Report: 4 ways BIM can improve health & safety

A new article from Veritas Consulting has looked the ways Building Information Modelling can improve health and safety within a building.

MD of Veritas Consulting, David Cant (pictured) notes that with BIM cutting construction costs by up to 20% on projects that use it, “great savings from also come from the health and safety benefits; because accidents are costly!”


Cant notes four ways in which BIM can help a company meet health and safety regulations and cut potential accidents down. The first reason is the simulation of possible hazards; Implementing pre-constructed components made off-site is an increasingly common practice within construction and often putting these objects in-place can cause danger.


“With BIM you can model these movements, or perhaps the critical crash zone of a crane were it to fall”, mentions Cant. “Many potential hazards can be safely and carefully analysed and worked out with ease, and well-mitigated and planned for beforehand. All unique to your particular building site.”
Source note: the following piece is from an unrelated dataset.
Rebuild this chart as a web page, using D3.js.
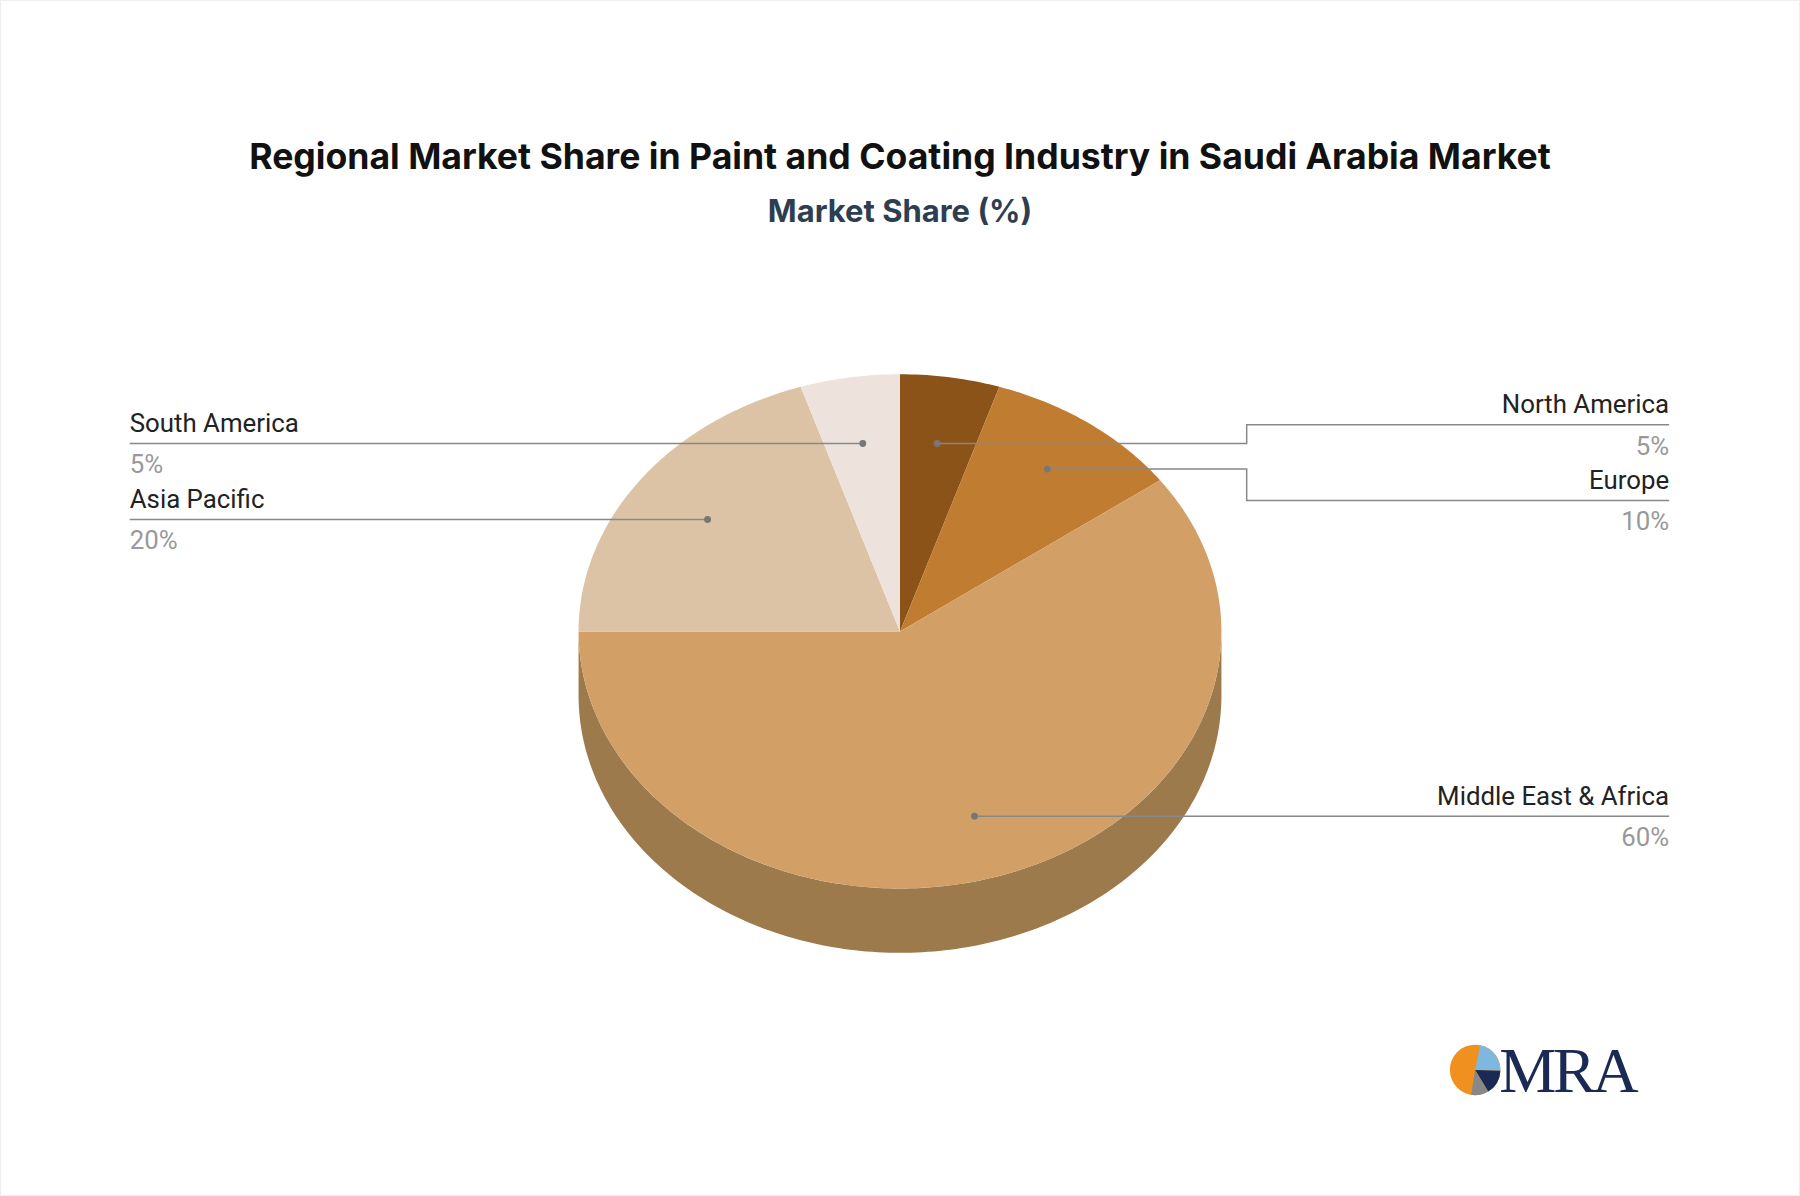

The second point of interest refers to BIM’s ability to have integrated health and safety regulations. By 2016, the BIM Task Group aim to include safety regulations within BIM software, meaning those working on a project can immediately tell whether their build meets the required regulations. 30% of regulations will eventually be incorporated into BIM software. This means less time will be used checking work, resulting in less human judgement needed, which brings us to the third reason – less human error. If there is a reduced need for manual checks, fewer mistake are likely to occur.


The final reason BIM can improve health and safety is by the way it increase communication and cooperation. With project teams all using the same BIM model, those involved can inform and teach one another easier about potential dangers they have spotted in their BIM software. Cant notes: “BIM can help display the potential hazards throughout the site, and provide clear visual aids to help awareness, memory and understanding.”